Both Judges Forrest and Amon (in a rare comment from her skeptical of UCLA’s actions) wondered about the allegation that UCLA never had found a woman guilty under these circumstances. Judge Amon inferred that this outcome might be traceable to the university’s believe-all-women approach, as reflected in the remark by the university official.

If UCLA wins, comments by Judges Forrest and Aron would show the way—both noted that while the UCLA process both seemed biased, but only in favor of accusers. The UCLA counsel jumped in and pointed for reference to the Tenth Circuit Denver I and unpublished Sixth Circuit Cummins opinion. But both of those opinions, of course, have been eroded by subsequent decisions from the relevant court. And numerous courts (the Eighth Circuit in UArkansas and Regents, the Seventh Circuit in Purdue, the Sixth Circuit in Oberlin, the Second Circuit in Menaker and Columbia, the Tenth Circuit in Denver II, and even the Ninth Circuit itself in Schwake) have held that procedural irregularities are relevant to determining gender bias. But apart from Schwake, none of those other cases were mentioned by the judges.

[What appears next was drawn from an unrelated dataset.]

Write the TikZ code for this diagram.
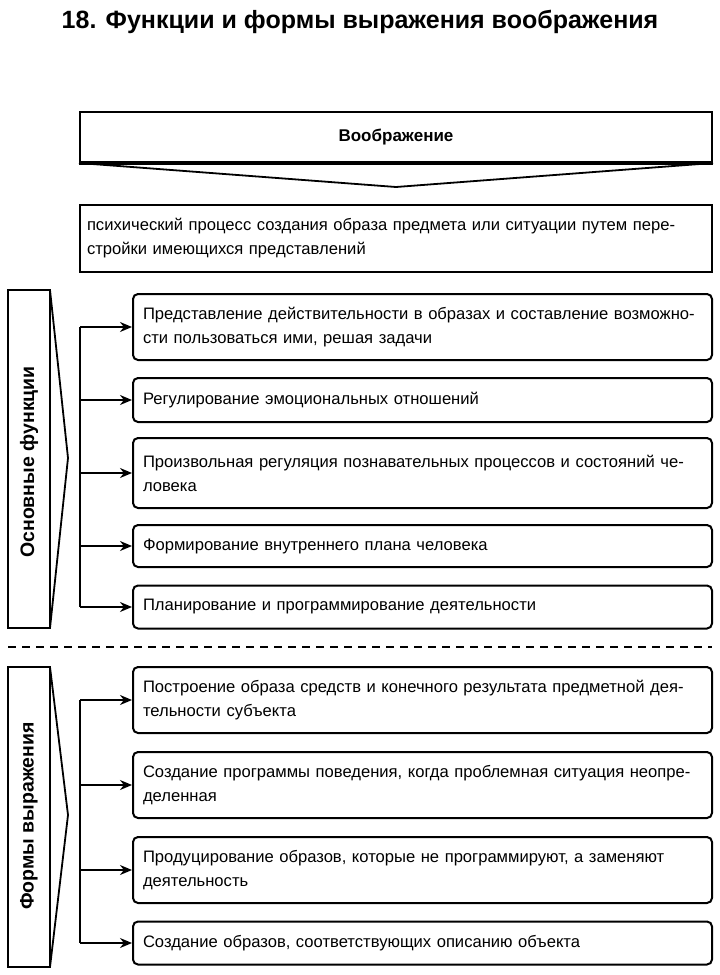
\documentclass[tikz,border=0pt]{standalone}
\usepackage{fontspec}
\setmainfont{Liberation Sans}
\usetikzlibrary{calc,arrows.meta}

\tikzset{
    itembox/.style={draw, rounded corners=5pt, line width=2pt,
        minimum width=579pt, text width=559pt, inner xsep=10pt,
        align=left, font=\fontsize{16.6}{24}\selectfont},
    link/.style={line width=1.5pt, -{Stealth[length=12pt,width=10pt]}},
    sidelabel/.style={rotate=90, font=\bfseries\fontsize{19.5}{20}\selectfont},
    chevron/.style={line width=1.8pt, line join=miter},
}

\begin{document}
\begin{tikzpicture}[x=1pt, y=1pt]
            \useasboundingbox (0, 0) rectangle (720, -975);

            \node [font=\bfseries\fontsize{25}{28}\selectfont]
                (title) at (360, -22) {18. Функции и формы выражения воображения};

            \node [draw, line width=2pt, minimum width=632pt, minimum height=50pt,
                font=\bfseries\fontsize{17}{18}\selectfont]
                (imag) at (396, -137) {Воображение};
            \draw [line width=1.8pt, line join=miter]
                (imag.south west) -- ($(imag.south) + (0, -24)$) -- (imag.south east);
            \draw [line width=3pt] (imag.south west) -- (imag.south east);

            \node [draw, line width=2pt, minimum width=632pt, minimum height=67pt,
                text width=618pt, inner xsep=7pt, align=left,
                font=\fontsize{16.6}{24}\selectfont]
                (def) at (396, -238.5) {психический процесс создания образа предмета или ситуации путем пере-\\стройки имеющихся представлений};

            % основные функции
            \draw [chevron] (8, -290) -- (50, -290) -- (68, -458) -- (50, -628) -- (8, -628) -- cycle;
            \draw [line width=2.6pt] (50, -290) -- (50, -628);
            \node [sidelabel] (func) at (29, -462) {Основные функции};

            \node [itembox, minimum height=66pt]
                (f1) at (422.5, -327) {Представление действительности в образах и составление возможно-\\сти пользоваться ими, решая задачи};
            \node [itembox, minimum height=44pt]
                (f2) at (422.5, -400) {Регулирование эмоциональных отношений};
            \node [itembox, minimum height=70pt]
                (f3) at (422.5, -473) {Произвольная регуляция познавательных процессов и состояний че-\\ловека};
            \node [itembox, minimum height=42pt]
                (f4) at (422.5, -546) {Формирование внутреннего плана человека};
            \node [itembox, minimum height=43pt]
                (f5) at (422.5, -607) {Планирование и программирование деятельности};

            \coordinate (fbus) at (80, -327);
            \draw [line width=1.5pt] (fbus |- f1.west) -- (fbus |- f5.west);
            \foreach \n in {f1, f2, f3, f4, f5}
                \draw [link] (fbus |- \n.west) -- (\n.west);

            \draw [dashed, line width=1.6pt, dash pattern=on 8pt off 6pt]
                (8, -647) -- (712, -647);

            % формы выражения
            \draw [chevron] (8, -667) -- (50, -667) -- (68, -815) -- (50, -967) -- (8, -967) -- cycle;
            \draw [line width=2.6pt] (50, -667) -- (50, -967);
            \node [sidelabel] (forms) at (29, -816) {Формы выражения};

            \node [itembox, minimum height=66pt]
                (e1) at (422.5, -700) {Построение образа средств и конечного результата предметной дея-\\тельности субъекта};
            \node [itembox, minimum height=66pt]
                (e2) at (422.5, -785) {Создание программы поведения, когда проблемная ситуация неопре-\\деленная};
            \node [itembox, minimum height=66pt]
                (e3) at (422.5, -870) {Продуцирование образов, которые не программируют, а заменяют\\деятельность};
            \node [itembox, minimum height=43pt]
                (e4) at (422.5, -943) {Создание образов, соответствующих описанию объекта};

            \coordinate (ebus) at (80, -700);
            \draw [line width=1.5pt] (ebus |- e1.west) -- (ebus |- e4.west);
            \foreach \n in {e1, e2, e3, e4}
                \draw [link] (ebus |- \n.west) -- (\n.west);
        \end{tikzpicture}
\end{document}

Perhaps the most interesting section of the oral argument—albeit not one directly related to the case—came during discussion of current Title IX regulations. UC’s lawyer conceded that the processes used in the Doe investigation would violate the current regulations—but she noted the regulations weren’t retroactive, and therefore this point was irrelevant to Doe’s case.

Judge Callahan jumped in and gave a brief history of the Obama-era Title IX debate. “There were,” she noted, “a lot of challenges to Title IX processes, and there were a lot of challenges they were sort of kangaroo courts. And they just, without any process, took serious action against students. And they’ve been changed . . . That’s what was going on back then.”

Ironically, at almost the same time Judge Callahan was raising this issue, the Senate was voting to confirm Catherine Lhamon—architect of these now-discredited policies—to return for a second stint as OCR head.